Make-up Exams and Papers: The same basic rules about excused absences apply to taking mid-terms and presenting papers. My policy of giving makeup exams on or near the same day as the final does NOT mean that you may choose to take the mid-term exam on that day rather than on the regularly scheduled day: it is not an alternative test date. To be eligible for a makeup, you must qualify for an excused absence, and this you should do a reasonable time before the day of the mid-term, if that is at all possible. You may be excused from taking a mid-term if you are certifiably sick or your job prevents you from attending class or you have a legal, family, or personal emergency on the day of the test. If one of these applies, and I am informed in a reasonable time before the exam, and you have written documentation to support your request, you may take the exam on or around May 3. If none of these reasons apply, you may not take the exam at another time, and you will get a zero for the exam. If you are late for the exam because of events outside of your control, let me know immediately or as soon as possible that day, and I will let you take the exam later that same day if possible.


The same policy applies to your presentations in class. An unexcused absence on a day you are scheduled to present a paper results in a zero for the paper. An excused absence with advanced notice to me allows you to present the paper the following week. More than one such excused absence requires a discussion with me. The papers that you present in class are intended to provoke discussion, questions and comments by fellow students. The extent of the discussion, questions, and comments that you provoke is a part of your grade and part of the class participation grade of the other students.




Lawrence C. Dodd, et al. Congress Reconsidered, 12th ed. Washington, D.C.: Sage/CQ Press, 2021.

Walter J. Oleszek, et al. Congressional Procedures and the Policy Process, 11th ed. Washington, D.C.: Sage/CQ Press, 2020.



     For each class session, students should be able to see what is being covered and assignments due. This is an example of how this information could be represented.


The following topics and dates of discussion are approximate and are subject to change due to cancelled classes, Covid policies, and so on.
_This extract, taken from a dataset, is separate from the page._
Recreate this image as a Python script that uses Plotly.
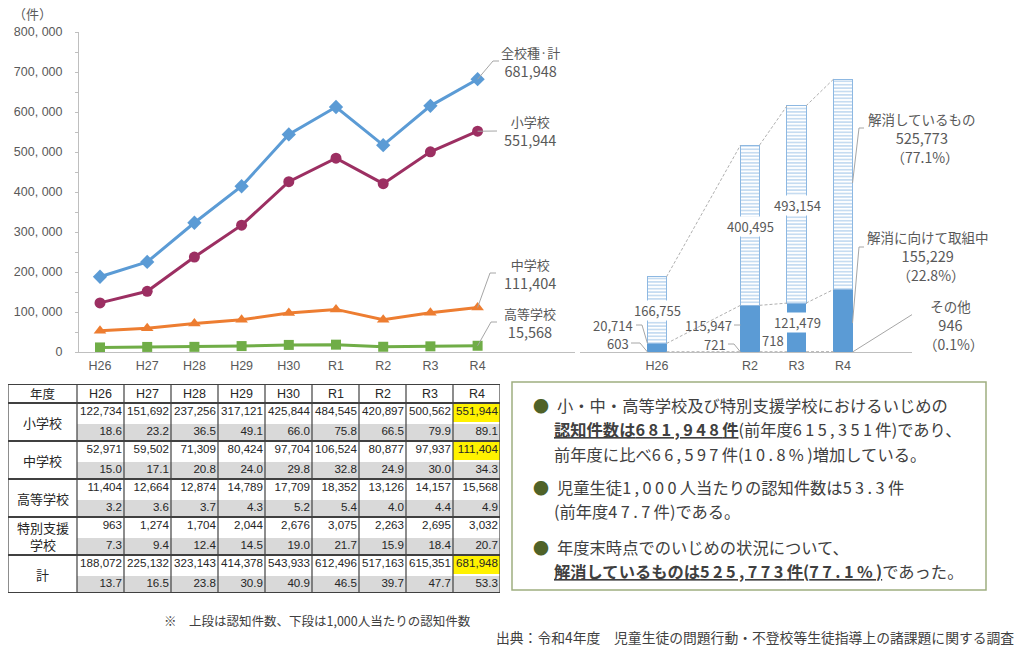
import re
import plotly.graph_objects as go

# ---- values ----
years = ["H26", "H27", "H28", "H29", "H30", "R1", "R2", "R3", "R4"]
total = [188072, 225132, 323143, 414378, 543933, 612496, 517163, 615351, 681948]
elementary = [122734, 151692, 237256, 317121, 425844, 484545, 420897, 500562, 551944]
junior = [52971, 59502, 71309, 80424, 97704, 106524, 80877, 97937, 111404]
high = [11404, 12664, 12874, 14789, 17709, 18352, 13126, 14157, 15568]
special = [963, 1274, 1704, 2044, 2676, 3075, 2263, 2695, 3032]

# per 1,000 pupils
rate_elem = [18.6, 23.2, 36.5, 49.1, 66.0, 75.8, 66.5, 79.9, 89.1]
rate_junior = [15.0, 17.1, 20.8, 24.0, 29.8, 32.8, 24.9, 30.0, 34.3]
rate_high = [3.2, 3.6, 3.7, 4.3, 5.2, 5.4, 4.0, 4.4, 4.9]
rate_special = [7.3, 9.4, 12.4, 14.5, 19.0, 21.7, 15.9, 18.4, 20.7]
rate_total = [13.7, 16.5, 23.8, 30.9, 40.9, 46.5, 39.7, 47.7, 53.3]

# status at year end (bar chart)
bar_years = ["H26", "R2", "R3", "R4"]
solved = [166755, 400495, 493154, 525773]
working = [20714, 115947, 121479, 155229]
other = [603, 721, 718, 946]
status_names = ["解消しているもの", "解消に向けて取組中", "その他"]

FONT = "Noto Sans CJK JP"
NUM_FONT = "Liberation Sans Narrow, Liberation Sans, Noto Sans CJK JP"
GRAY = "#595959"
TXT = "#404040"
LEAD = "#A6A6A6"
W, H = 1024, 649


def px(x):          # pixel column -> paper x
    return x / W


def py(y):          # pixel row -> paper y
    return 1 - y / H


def v(y):           # pixel row -> count (0 at row 352, 800,000 at row 32)
    return (352 - y) * 800000 / 320


def x1(x):          # pixel column -> line chart x (H26 = 0)
    return (x - 100) / 47.2


def x2(x):          # pixel column -> bar chart x (H26 = 0)
    return (x - 657) / 46.5


fig = go.Figure()

# ---- line chart ----
series = [
    ("全校種·計", total, "#5B9BD5", "diamond", 11, 62, (493, 61, 499)),
    ("小学校", elementary, "#9C2F62", "circle", 11, 131, (488, 131, 497)),
    ("中学校", junior, "#ED7D31", "triangle-up", 11, 274, (490, 273, 496)),
    ("高等学校", high, "#70AD47", "square", 10, 323, (491, 322, 497)),
]
idx = list(range(len(years)))
annos = []
for name, vals, col, sym, size, ly, (mx, my, ex) in series:
    fig.add_trace(go.Scatter(x=idx, y=vals, mode="lines+markers",
                             line=dict(color=col, width=3),
                             marker=dict(symbol=sym, size=size, color=col),
                             xaxis="x", yaxis="y", hoverinfo="skip"))
    fig.add_trace(go.Scatter(x=[idx[-1], x1(mx), x1(ex)], y=[vals[-1], v(my), v(my)],
                             mode="lines", line=dict(color=LEAD, width=1),
                             xaxis="x", yaxis="y", hoverinfo="skip"))
    annos.append(dict(x=px(530), y=py(ly),
                      text=f"<span style='font-size:13px'>{name}</span><br>{vals[-1]:,}",
                      font=dict(size=14.5)))

annos.append(dict(x=px(32), y=py(13), text="（件）", font=dict(size=13)))

# ---- stacked status bars ----
slots = [0, 2, 3, 4]      # H26, gap, R2, R3, R4
bw = 0.41
fig.add_trace(go.Bar(x=slots, y=other, width=bw, marker=dict(color="#5B9BD5", line=dict(width=0)),
                     xaxis="x2", yaxis="y2", hoverinfo="skip"))
fig.add_trace(go.Bar(x=slots, y=working, width=bw, marker=dict(color="#5B9BD5", line=dict(width=0)),
                     xaxis="x2", yaxis="y2", hoverinfo="skip"))
fig.add_trace(go.Bar(x=slots, y=solved, width=bw,
                     marker=dict(color="white",
                                 pattern=dict(shape="-", fgcolor="#5B9BD5", bgcolor="white",
                                              size=3.4, solidity=0.35),
                                 line=dict(color="#8DB8E2", width=1)),
                     xaxis="x2", yaxis="y2", hoverinfo="skip"))

# dashed connectors between bars
lvl_other = other
lvl_work = [o + w for o, w in zip(other, working)]
lvl_top = [o + w + s for o, w, s in zip(other, working, solved)]
for lv in (lvl_other, lvl_work, lvl_top):
    for i in range(len(slots) - 1):
        fig.add_trace(go.Scatter(x=[slots[i] + bw / 2, slots[i + 1] - bw / 2], y=[lv[i], lv[i + 1]],
                                 mode="lines", line=dict(color="#B0B0B0", width=1, dash="3px,2px"),
                                 xaxis="x2", yaxis="y2", hoverinfo="skip"))

bar_font = dict(size=13, color=GRAY)
# labels inside / beside the bars
annos += [
    dict(x=px(657), y=py(311), text=f"{solved[0]:,}", bgcolor="white", font=bar_font),
    dict(x=px(750), y=py(226), text=f"{solved[1]:,}", bgcolor="white", font=bar_font),
    dict(x=px(797), y=py(205), text=f"{solved[2]:,}", bgcolor="white", font=bar_font),
    dict(x=px(797), y=py(322), text=f"{working[2]:,}", bgcolor="white", font=bar_font),
    dict(x=px(634), y=py(325), text=f"{working[0]:,}", xanchor="right", font=bar_font),
    dict(x=px(630), y=py(343), text=f"{other[0]:,}", xanchor="right", font=bar_font),
    dict(x=px(733), y=py(325), text=f"{working[1]:,}", xanchor="right", font=bar_font),
    dict(x=px(727), y=py(344), text=f"{other[1]:,}", xanchor="right", font=bar_font),
    dict(x=px(785), y=py(340), text=f"{other[2]:,}", xanchor="right", font=bar_font),
]
left_edge = [s - bw / 2 for s in slots]
leaders = [
    ([x2(636), x2(642), left_edge[0]], [v(325), v(325), lvl_work[0]]),
    ([x2(631), x2(640), left_edge[0]], [v(343), v(343), 0]),
    ([x2(734), left_edge[1]], [v(325), v(325)]),
    ([x2(728), x2(734), left_edge[1]], [v(344), v(344), 0]),
]

# R4 breakdown on the right
r4 = slots[-1] + bw / 2
tot4 = lvl_top[-1]
status_vals = [solved[-1], working[-1], other[-1]]
status_pos = [  # label centre x/y, leader (y on bar, mid x, mid y, end x)
    (922, 138, (183, 859, 128, 864)),
    (928, 256, (323, 859, 247, 864)),
    (950, 325, (352, 913, 314, 926)),
]
for name, val, (cx, cy, (by, mx, my, ex)) in zip(status_names, status_vals, status_pos):
    share = f"&nbsp;&nbsp;<span style='font-size:14px'>（{val / tot4 * 100:.1f}%）</span>"
    annos.append(dict(x=px(cx), y=py(cy),
                      text=f"<span style='font-size:13.5px'>{name}</span><br>{val:,}<br>{share}",
                      font=dict(size=14.5)))
    leaders.append(([r4, x2(mx), x2(ex)], [v(by), v(my), v(my)]))

for lx, ly in leaders:
    fig.add_trace(go.Scatter(x=lx, y=ly, mode="lines", line=dict(color=LEAD, width=1),
                             xaxis="x2", yaxis="y2", hoverinfo="skip", cliponaxis=False))

# ---- table ----
col_w = [69] + [47] * 9
edges = [0]
for cw in col_w:
    edges.append(edges[-1] + cw)
head_h, sub_h = 19, 19
table_rows = [
    ("小学校", elementary, rate_elem, True),
    ("中学校", junior, rate_junior, True),
    ("高等学校", high, rate_high, False),
    ("特別支援<br>学校", special, rate_special, False),
    ("計", total, rate_total, True),
]
shapes = []
tx, ty, tt = [], [], []
for g, (label, counts, rates, mark) in enumerate(table_rows):
    top = head_h + g * 2 * sub_h
    annos.append(dict(x=edges[1] / 2, y=top + sub_h, xref="x3", yref="y3", text=label,
                      font=dict(size=13, color="#262626")))
    for j in range(len(years)):
        xl, xr = edges[j + 1], edges[j + 2]
        shapes.append(dict(type="rect", xref="x3", yref="y3", x0=xl, x1=xr,
                           y0=top + sub_h + 2, y1=top + 2 * sub_h, layer="below",
                           fillcolor="#D9D9D9", line=dict(width=0)))
        if mark and j == len(years) - 1:
            shapes.append(dict(type="rect", xref="x3", yref="y3", x0=xl, x1=xr + 3,
                               y0=top + 1, y1=top + sub_h, layer="below",
                               fillcolor="#FFF200", line=dict(width=0)))
        tx += [xr - 2, xr - 2]
        ty += [top + sub_h / 2, top + 1.5 * sub_h + 1]
        tt += [f"{counts[j]:,}", f"{rates[j]:.1f}"]

fig.add_trace(go.Scatter(x=tx, y=ty, text=tt, mode="text", textposition="middle left",
                         textfont=dict(family=NUM_FONT, size=11.6, color="#262626"),
                         xaxis="x3", yaxis="y3", hoverinfo="skip", cliponaxis=False))

annos.append(dict(x=edges[1] / 2, y=head_h / 2, xref="x3", yref="y3", text="年度",
                  font=dict(size=12.5, color="#262626")))
for j, yr in enumerate(years):
    annos.append(dict(x=(edges[j + 1] + edges[j + 2]) / 2, y=head_h / 2, xref="x3", yref="y3",
                      text=yr, font=dict(family=NUM_FONT, size=12.5, color="#262626")))

bottom = head_h + len(table_rows) * 2 * sub_h
for e in edges:
    shapes.append(dict(type="line", xref="x3", yref="y3", x0=e, x1=e, y0=0, y1=bottom,
                       line=dict(color="#404040", width=1.2)))
for hy in [0, head_h] + [head_h + (g + 1) * 2 * sub_h for g in range(len(table_rows))]:
    shapes.append(dict(type="line", xref="x3", yref="y3", x0=0, x1=edges[-1], y0=hy, y1=hy,
                       line=dict(color="#404040", width=2)))

# ---- text box ----
shapes.append(dict(type="rect", xref="paper", yref="paper", x0=px(512), x1=px(986),
                   y0=py(590), y1=py(382), line=dict(color="#9FAE80", width=1.5)))
bullet_rows = [405, 487, 547]
for by in bullet_rows:
    annos.append(dict(x=px(541), y=py(by), text="●", font=dict(size=16, color="#4F6228")))
box_lines = [
    (556, 405, "小・中・高等学校及び特別支援学校におけるいじめの"),
    (553, 429, "<u><b>認知件数は681,948件</b></u>(前年度615,351件)であり、"),
    (553, 454, "前年度に比べ66,597件(10.8%)増加している。"),
    (556, 487, "児童生徒1,000人当たりの認知件数は53.3件"),
    (553, 511, "(前年度47.7件)である。"),
    (556, 547, "年度末時点でのいじめの状況について、"),
    (553, 571, "<u><b>解消しているものは525,773件(77.1%)</b></u>であった。"),
]
for lx, ly, text in box_lines:
    # the source font has wide figures: spread the digit runs a little
    text = re.sub(r"([0-9][0-9,.%]*)", r"<span style='letter-spacing:3.4px'>\1</span>", text)
    annos.append(dict(x=px(lx), y=py(ly), text=text, xanchor="left",
                      font=dict(size=16.3, color=TXT)))

annos.append(dict(x=px(163), y=py(620), text="※　上段は認知件数、下段は1,000人当たりの認知件数",
                  xanchor="left", font=dict(size=12.5, color=TXT)))
annos.append(dict(x=px(1015), y=py(637),
                  text="出典：令和4年度　児童生徒の問題行動・不登校等生徒指導上の諸課題に関する調査",
                  xanchor="right", font=dict(size=13.8, color=TXT)))

for a in annos:
    a.setdefault("xref", "paper")
    a.setdefault("yref", "paper")
    a.setdefault("xanchor", "center")
    a.setdefault("yanchor", "middle")
    a.setdefault("showarrow", False)
    a["borderpad"] = 0
    f = a.setdefault("font", {})
    f.setdefault("family", FONT)
    f.setdefault("color", GRAY)

y_ticks = list(range(0, 800001, 100000))
y_text = [f"{t:,}".replace(",", ", ") for t in y_ticks]
tick_font = dict(family=NUM_FONT, size=12.5, color=GRAY)

fig.update_layout(
    width=W, height=H, margin=dict(l=0, r=0, t=0, b=0, autoexpand=False),
    paper_bgcolor="white", plot_bgcolor="white",
    showlegend=False, barmode="stack",
    font=dict(family=FONT, color=GRAY),
    annotations=annos, shapes=shapes,
    xaxis=dict(domain=[px(79), px(575)], range=[x1(79), x1(575)], tickvals=idx, ticktext=years,
               showline=True, linecolor="#BFBFBF", showgrid=False, zeroline=False, ticks="",
               tickfont=tick_font, anchor="y", fixedrange=True, automargin=False,
               ticklabelstandoff=2),
    yaxis=dict(domain=[py(352), py(32)], range=[0, 800000], tickvals=y_ticks, ticktext=y_text,
               showline=True, linecolor="#BFBFBF", showgrid=False, zeroline=False,
               ticks="outside", ticklen=3, tickcolor="#BFBFBF",
               minor=dict(ticks="outside", ticklen=3, dtick=50000, tickcolor="#BFBFBF"),
               tickfont=tick_font, anchor="x", fixedrange=True, automargin=False,
               ticklabelstandoff=10),
    xaxis2=dict(domain=[px(580), px(912)], range=[x2(580), x2(912)], tickvals=slots,
                ticktext=bar_years, showline=True, linecolor="#BFBFBF", showgrid=False,
                zeroline=False, ticks="", tickfont=tick_font, anchor="y2", fixedrange=True,
                automargin=False, ticklabelstandoff=2),
    yaxis2=dict(domain=[py(352), py(32)], range=[0, 800000], visible=False, anchor="x2",
                fixedrange=True, automargin=False),
    xaxis3=dict(domain=[px(8), px(500)], range=[0, edges[-1]], visible=False, anchor="y3",
                automargin=False),
    yaxis3=dict(domain=[py(593), py(384)], range=[bottom, 0], visible=False, anchor="x3",
                automargin=False),
)

fig.write_html("out.html", config={"displayModeBar": False},
               post_script="document.body.style.margin='0px';")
I shall try to maintain the due dates for papers and exams as they are listed below. Plan on about sixty to seventh pages of reading a week and frequent short quizzes, announced and unannounced.
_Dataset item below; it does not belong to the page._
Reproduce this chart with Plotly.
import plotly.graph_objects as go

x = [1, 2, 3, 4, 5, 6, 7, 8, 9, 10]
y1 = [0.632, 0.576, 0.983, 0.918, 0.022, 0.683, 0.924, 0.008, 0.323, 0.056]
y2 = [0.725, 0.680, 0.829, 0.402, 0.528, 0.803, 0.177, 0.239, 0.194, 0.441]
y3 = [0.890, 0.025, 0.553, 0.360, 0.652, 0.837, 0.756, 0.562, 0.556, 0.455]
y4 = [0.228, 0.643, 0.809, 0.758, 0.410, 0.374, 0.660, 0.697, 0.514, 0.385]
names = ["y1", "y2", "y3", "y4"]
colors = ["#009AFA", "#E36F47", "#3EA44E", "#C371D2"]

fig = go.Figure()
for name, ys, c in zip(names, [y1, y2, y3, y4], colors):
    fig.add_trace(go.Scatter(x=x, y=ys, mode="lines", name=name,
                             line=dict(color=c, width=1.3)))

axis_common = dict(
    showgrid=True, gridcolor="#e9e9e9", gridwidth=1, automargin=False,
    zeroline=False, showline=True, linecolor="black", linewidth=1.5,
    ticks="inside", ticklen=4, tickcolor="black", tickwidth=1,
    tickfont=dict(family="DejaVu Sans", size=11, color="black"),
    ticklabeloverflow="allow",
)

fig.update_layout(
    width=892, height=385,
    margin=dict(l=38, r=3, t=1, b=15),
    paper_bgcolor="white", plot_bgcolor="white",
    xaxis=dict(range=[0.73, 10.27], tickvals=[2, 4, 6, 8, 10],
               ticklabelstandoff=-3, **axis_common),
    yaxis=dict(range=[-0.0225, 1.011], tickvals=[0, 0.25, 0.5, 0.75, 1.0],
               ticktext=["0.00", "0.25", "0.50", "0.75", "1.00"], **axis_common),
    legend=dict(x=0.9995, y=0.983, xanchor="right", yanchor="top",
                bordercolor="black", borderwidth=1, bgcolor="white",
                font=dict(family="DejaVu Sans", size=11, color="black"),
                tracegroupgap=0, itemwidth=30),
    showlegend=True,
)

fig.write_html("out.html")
WEEK 1 (1/11 & 13ZOOM CLASSES Introduction to the course; comments on some basic rules of Congress, some basic political and election history; introduction to congressional history: James Sundquist, “Endemic Weaknesses of Congress.”

WEEK 2 (1/18 & 20) Sundquist, “Endemic Weaknesses”; Oleszek, ch. 1.
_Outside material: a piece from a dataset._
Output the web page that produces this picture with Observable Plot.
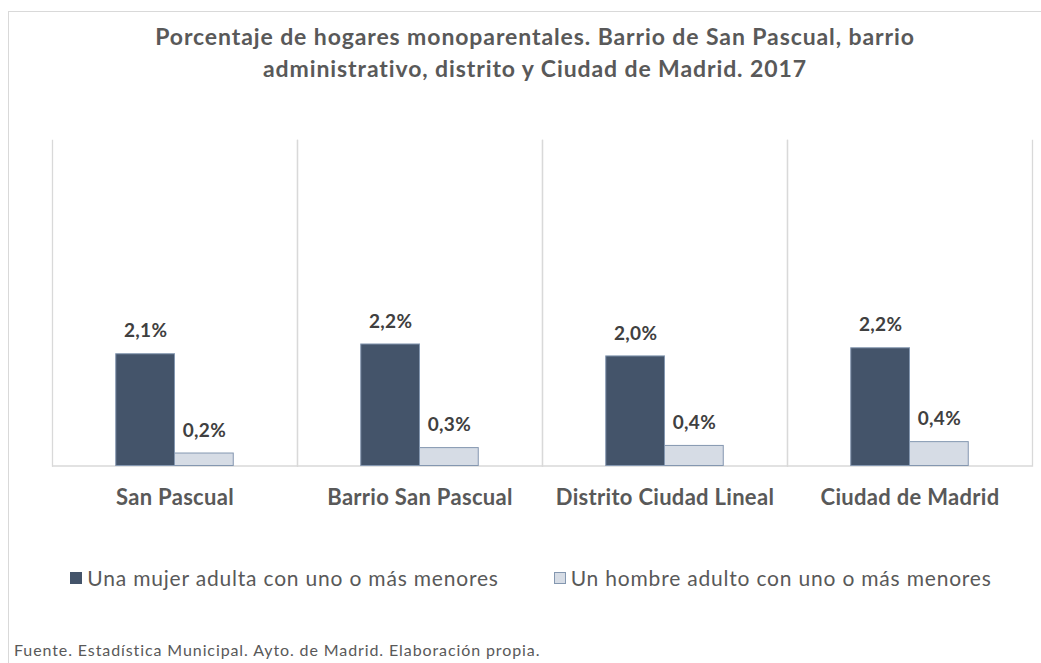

WEEK 3 (1/25 & 27) The Legislative Process: Preliminary & House of Representatives; chapters from Oleszek

WEEK 4 (2/1 & 3) The Legislative Process in the House of Representatives; chapters from Oleszek

WEEK 5 (2/8 & 10) The Legislative Process in the House and Senate; chapters from Oleszek

WEEK 6 (2/15 & 17) The Legislative Process in the Senate; chapters from Oleszek

WEEK 7 (2/22 & 24) The Legislative Process—Endgame;  Oleszek & article; choice of paper topic.

WEEK 8 (3/1 & 3) Mid-term Examination and Article Review


               SPRING BREAK!!


WEEK 9 (3/15& 17) The Budget Process: Oleszek, ch. 2; Dodd and Oppenheimer (“D&O”), ch. 13.

WEEK 10 (3/22 & 24) Congressional Oversight and Investigations: Oleszek, ch. 9; D&O, ch. 15.

WEEK 11 (3/29 & 31) Elections and/or Nominations

WEEK 12 (4/5 & 7) Elections and/or Nominations; Second Mid-term examination

WEEK 13 (4/12) Student Presentations on selected chapters from D&O

WEEK 14 (4/21) Student Presentations on selected chapters from D&O

WEEK 15 (4/26 & 28) Student Presentations on selected chapters of D & O


Final Draft of Selected Chapter due Tuesday, May 3d.


If you cannot take a mid-term at the regularly scheduled time because of an excused absence, you may take it on Monday, Tuesday, or Wednesday of Finals Week.


Please make your travel plans accordingly.